I only need to read back less than 10,000 option prices and the pcie gpu->cpu memory transfer bottleneck no longer occurs!!!

I would really like to see some more algorithm code that takes advantage of CUDA and the latest Nvidia gpus's as I now need to calculate what the best price performance of my mc simulations and so far, a 32GB Titan V for hopefully $3000 would take the cake...

... one thing that I wanted to emphasize ... I was blown away by the constant time scaling of some of those code optimizations. I didn't expect that! I was hoping for linear scaling. What it felt like was using a "Vector Unit" like AVX 512. Only instead of having 512 bits there was 96 billion bits! (12GB) It acted like the entire GPU memory was a single vector unit. I still don't know how that worked. How could those simple operations act on a data structure that took up the entire memory ... all-at-once! I'm really looking forward to talking with some NVIDIA engineers about that!

I'm working on trying to find some machine learning algorithms that can be restructured to pull off that same trick! --Don

LOL!!! Good one...keep up the coding in how to run wicked fast code on these Nvidia gpu cards!!!

I also cant believe how much performance i get running my monte carlo simulations on this harware.

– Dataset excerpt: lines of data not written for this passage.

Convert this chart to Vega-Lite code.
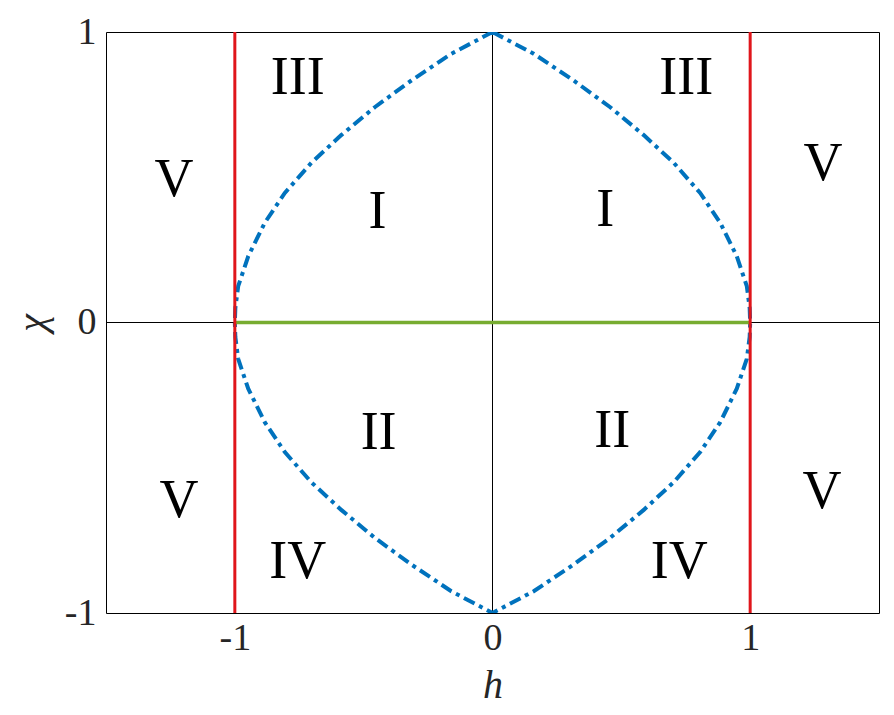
{
  "$schema": "https://vega.github.io/schema/vega-lite/v6.json",
  "width": 773,
  "height": 581,
  "autosize": "none",
  "padding": {"left": 106, "top": 32, "right": 15, "bottom": 102},
  "background": "white",
  "config": {
    "view": {"stroke": "black", "strokeWidth": 1},
    "font": "Liberation Serif"
  },
  "datasets": {
    "curve": [
      {"order": 0, "h": 0, "chi": 1},
      {"order": 1, "h": 0.16, "chi": 0.925},
      {"order": 2, "h": 0.315, "chi": 0.833},
      {"order": 3, "h": 0.457, "chi": 0.741},
      {"order": 4, "h": 0.587, "chi": 0.645},
      {"order": 5, "h": 0.703, "chi": 0.55},
      {"order": 6, "h": 0.806, "chi": 0.446},
      {"order": 7, "h": 0.884, "chi": 0.343},
      {"order": 8, "h": 0.948, "chi": 0.228},
      {"order": 9, "h": 0.987, "chi": 0.125},
      {"order": 10, "h": 0.998, "chi": 0.05},
      {"order": 11, "h": 1, "chi": 0},
      {"order": 12, "h": 0.998, "chi": -0.05},
      {"order": 13, "h": 0.987, "chi": -0.125},
      {"order": 14, "h": 0.948, "chi": -0.228},
      {"order": 15, "h": 0.884, "chi": -0.343},
      {"order": 16, "h": 0.806, "chi": -0.446},
      {"order": 17, "h": 0.703, "chi": -0.55},
      {"order": 18, "h": 0.587, "chi": -0.645},
      {"order": 19, "h": 0.457, "chi": -0.741},
      {"order": 20, "h": 0.315, "chi": -0.833},
      {"order": 21, "h": 0.16, "chi": -0.925},
      {"order": 22, "h": 0, "chi": -1},
      {"order": 23, "h": -0.16, "chi": -0.925},
      {"order": 24, "h": -0.315, "chi": -0.833},
      {"order": 25, "h": -0.457, "chi": -0.741},
      {"order": 26, "h": -0.587, "chi": -0.645},
      {"order": 27, "h": -0.703, "chi": -0.55},
      {"order": 28, "h": -0.806, "chi": -0.446},
      {"order": 29, "h": -0.884, "chi": -0.343},
      {"order": 30, "h": -0.948, "chi": -0.228},
      {"order": 31, "h": -0.987, "chi": -0.125},
      {"order": 32, "h": -0.998, "chi": -0.05},
      {"order": 33, "h": -1, "chi": 0},
      {"order": 34, "h": -0.998, "chi": 0.05},
      {"order": 35, "h": -0.987, "chi": 0.125},
      {"order": 36, "h": -0.948, "chi": 0.228},
      {"order": 37, "h": -0.884, "chi": 0.343},
      {"order": 38, "h": -0.806, "chi": 0.446},
      {"order": 39, "h": -0.703, "chi": 0.55},
      {"order": 40, "h": -0.587, "chi": 0.645},
      {"order": 41, "h": -0.457, "chi": 0.741},
      {"order": 42, "h": -0.315, "chi": 0.833},
      {"order": 43, "h": -0.16, "chi": 0.925},
      {"order": 44, "h": 0, "chi": 1}
    ],
    "regions": [
      {"label": "III", "h": -0.756, "chi": 0.843},
      {"label": "III", "h": 0.752, "chi": 0.843},
      {"label": "V", "h": -1.236, "chi": 0.492},
      {"label": "V", "h": 1.283, "chi": 0.544},
      {"label": "I", "h": -0.446, "chi": 0.379},
      {"label": "I", "h": 0.438, "chi": 0.386},
      {"label": "II", "h": -0.442, "chi": -0.382},
      {"label": "II", "h": 0.465, "chi": -0.372},
      {"label": "V", "h": -1.217, "chi": -0.616},
      {"label": "V", "h": 1.279, "chi": -0.582},
      {"label": "IV", "h": -0.756, "chi": -0.823},
      {"label": "IV", "h": 0.725, "chi": -0.823}
    ]
  },
  "layer": [
    {
      "data": {"values": [{"h": 0}]},
      "mark": {"type": "rule", "color": "black", "strokeWidth": 1},
      "encoding": {
        "x": {
          "field": "h",
          "type": "quantitative",
          "scale": {"domain": [-1.5, 1.5], "nice": false, "zero": false},
          "axis": {
            "values": [-1, 0, 1],
            "labelExpr": "'' + datum.value",
            "domain": false,
            "ticks": false,
            "grid": false,
            "labelFontSize": 38,
            "labelColor": "#262626",
            "labelPadding": 6,
            "title": "h",
            "titleFontSize": 40,
            "titleFontStyle": "italic",
            "titleFontWeight": "normal",
            "titleColor": "#262626",
            "titlePadding": 8
          }
        }
      }
    },
    {
      "data": {"values": [{"chi": 0}]},
      "mark": {"type": "rule", "color": "black", "strokeWidth": 1},
      "encoding": {
        "y": {
          "field": "chi",
          "type": "quantitative",
          "scale": {"domain": [-1, 1], "nice": false, "zero": false},
          "axis": {
            "values": [-1, 0, 1],
            "labelExpr": "'' + datum.value",
            "domain": false,
            "ticks": false,
            "grid": false,
            "labelFontSize": 38,
            "labelColor": "#262626",
            "labelPadding": 10,
            "title": "χ",
            "titleFontSize": 40,
            "titleFontStyle": "italic",
            "titleFontWeight": "normal",
            "titleColor": "#262626",
            "titlePadding": 12
          }
        }
      }
    },
    {
      "data": {"name": "curve"},
      "mark": {"type": "line", "color": "#0072BD", "strokeWidth": 4, "strokeDash": [12, 5, 4, 5], "clip": true},
      "encoding": {
        "x": {"field": "h", "type": "quantitative"},
        "y": {"field": "chi", "type": "quantitative"},
        "order": {"field": "order", "type": "quantitative"}
      }
    },
    {
      "data": {"values": [{"h1": -1, "h2": 1, "chi": 0}]},
      "mark": {"type": "rule", "color": "#77AC30", "strokeWidth": 3.5},
      "encoding": {
        "x": {"field": "h1", "type": "quantitative"},
        "x2": {"field": "h2"},
        "y": {"field": "chi", "type": "quantitative"}
      }
    },
    {
      "data": {"values": [{"h": -1}, {"h": 1}]},
      "mark": {"type": "rule", "color": "#E0161B", "strokeWidth": 3},
      "encoding": {
        "x": {"field": "h", "type": "quantitative"}
      }
    },
    {
      "data": {"name": "regions"},
      "mark": {"type": "text", "fontSize": 54, "color": "black", "font": "Liberation Serif", "baseline": "middle", "align": "center"},
      "encoding": {
        "x": {"field": "h", "type": "quantitative"},
        "y": {"field": "chi", "type": "quantitative"},
        "text": {"field": "label"}
      }
    }
  ]
}
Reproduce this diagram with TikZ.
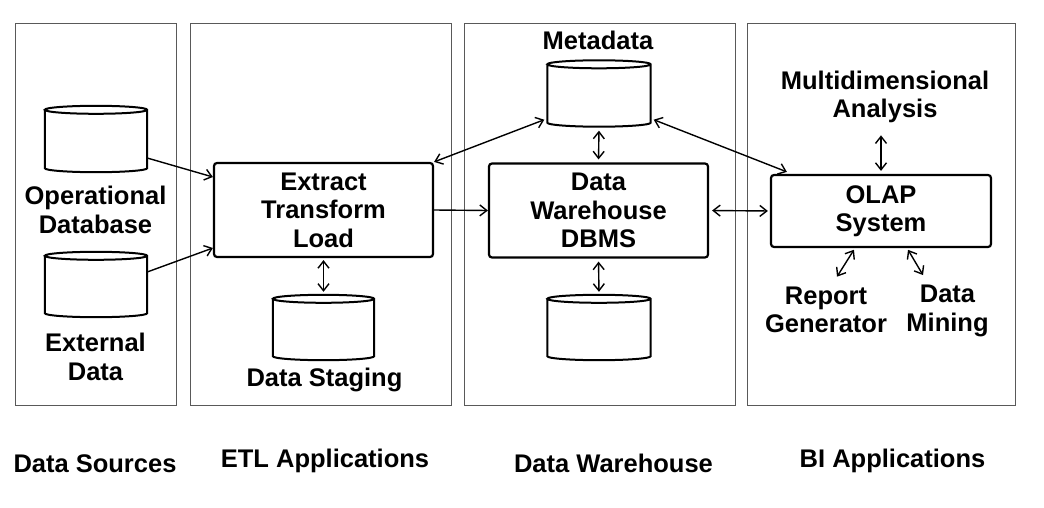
\documentclass[tikz,border=0pt]{standalone}
\usepackage{fontspec}
\setmainfont{Liberation Sans}
\usetikzlibrary{arrows.meta,calc}
\tikzset{
  panel/.style={draw=black!65,line width=0.9pt,rectangle,inner sep=0pt},
  procbox/.style={draw,line width=2.2pt,rounded corners=3pt,rectangle,align=center,inner sep=0pt},
  lbl/.style={align=center,inner sep=0pt},
  cylnode/.style={rectangle,inner sep=0pt,draw=none},
  cylline/.style={line width=2pt},
  conn/.style={line width=1.4pt,-{Straight Barb[length=7pt,width=11pt]}},
  biconn/.style={line width=1.4pt,{Straight Barb[length=7pt,width=11pt]}-{Straight Barb[length=7pt,width=11pt]}},
}
\newcommand\mycyl[1]{%
  \path let \p1=(#1.north west), \p2=(#1.south east), \n1={(\x2-\x1)/2} in
    [cylline,draw] (\x1,\y1-4pt) -- (\x1,\y2+4pt)
    arc[start angle=180,end angle=360,x radius=\n1,y radius=4pt]
    -- (\x2,\y1-4pt)
    arc[start angle=0,end angle=360,x radius=\n1,y radius=4pt];}
\begin{document}
\begin{tikzpicture}[x=1pt,y=-1pt,font=\fontsize{25.5}{28.5}\selectfont\bfseries]
\useasboundingbox[fill=white] (0,0) rectangle (1044,508);

% panels
\node[panel,minimum width=161pt,minimum height=382pt] (p1) at (95.5,214) {};
\node[panel,minimum width=261pt,minimum height=382pt] (p2) at (320.5,214) {};
\node[panel,minimum width=271pt,minimum height=382pt] (p3) at (599.5,214) {};
\node[panel,minimum width=268pt,minimum height=382pt] (p4) at (881,214) {};

% cylinders
\node[cylnode,minimum width=102pt,minimum height=66pt] (opdb) at (96,139) {};
\node[cylnode,minimum width=102pt,minimum height=65pt] (ext) at (96,284.5) {};
\node[cylnode,minimum width=101pt,minimum height=65pt] (stg) at (323.5,327.5) {};
\node[cylnode,minimum width=103pt,minimum height=66pt] (meta) at (599,93.5) {};
\node[cylnode,minimum width=103pt,minimum height=65pt] (dwst) at (599,327.5) {};
\mycyl{opdb}
\mycyl{ext}
\mycyl{stg}
\mycyl{meta}
\mycyl{dwst}

% process boxes
\node[procbox,minimum width=219pt,minimum height=94pt] (etl) at (323.5,210) {Extract\\Transform\\Load};
\node[procbox,minimum width=219pt,minimum height=94pt] (dw) at (598.5,210.5) {Data\\Warehouse\\DBMS};
\node[procbox,minimum width=220pt,minimum height=72pt] (olap) at (881,211) {OLAP\\System};

% labels
\node[lbl] (lopdb) at (95.5,210) {Operational\\Database};
\node[lbl] (lext) at (95.5,357) {External\\Data};
\node[lbl,anchor=base] (lstg) at (324.5,386) {Data Staging};
\node[lbl,anchor=base] (lmeta) at (598,50) {Metadata};
\node[lbl] (mda) at (885,97) {Multidimensional\\Analysis};
\node[lbl] (rep) at (826,310) {Report\\Generator};
\node[lbl] (dm) at (947.5,311) {Data\\Mining};

\node[lbl,anchor=base] (t1) at (95,472) {Data Sources};
\node[lbl,anchor=base] (t2) at (325,467) {ETL Applications};
\node[lbl,anchor=base] (t3) at (613.5,472) {Data Warehouse};
\node[lbl,anchor=base] (t4) at (892.5,467) {BI Applications};

% connectors
\draw[conn] ([yshift=-19pt]opdb.east) -- ([yshift=33pt]etl.west);
\draw[conn] ([yshift=12.5pt]ext.east) -- ([yshift=-38pt]etl.west);
\draw[biconn,shorten <=2pt,shorten >=3pt] (etl.south) -- (stg.north);
\draw[biconn] (etl.north east) -- ([xshift=-3pt,yshift=7pt]meta.south west);
\draw[conn] (etl.east) -- (dw.west);
\draw[biconn,shorten <=4pt,shorten >=3pt] (meta.south) -- (dw.north);
\draw[biconn] ([xshift=3pt,yshift=7pt]meta.south east) -- ([xshift=17pt,yshift=2pt]olap.north west);
\draw[biconn,shorten <=3pt,shorten >=2pt] (dw.east) -- (olap.west);
\draw[biconn,shorten <=3pt,shorten >=3pt] (dw.south) -- (dwst.north);
\draw[biconn,shorten <=12pt,shorten >=3pt] ([xshift=-4pt]mda.south) -- (olap.north);
\draw[biconn,shorten <=2pt] ([xshift=-26pt]olap.south) -- ([xshift=11pt,yshift=10pt]rep.north);
\draw[biconn,shorten <=2pt] ([xshift=26pt]olap.south) -- ([xshift=-24.5pt,yshift=10pt]dm.north);
\end{tikzpicture}
\end{document}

I think the next generation after Turing/Volta should really start to be fast enough for me to do near real time simulations based on live feed market prices!!!

This would be amazing as when i worked at the bank years ago, it would take a overnight run to generate a risk report and soon I will be able to generate a similar risk report for my own trades, every time the market moves...simply amazing!!!

i have been having a chuckle at some of the other websites complaining about the prices of the new 2080ti and 2080.

I can almost justify getting the Quadro 8000 within the next year if i continue to make some money with my options trading.

I don't have the the math background like you but i am definitely a full on math geek using the Nvidia gpu cards as my own personal supercomputer!!!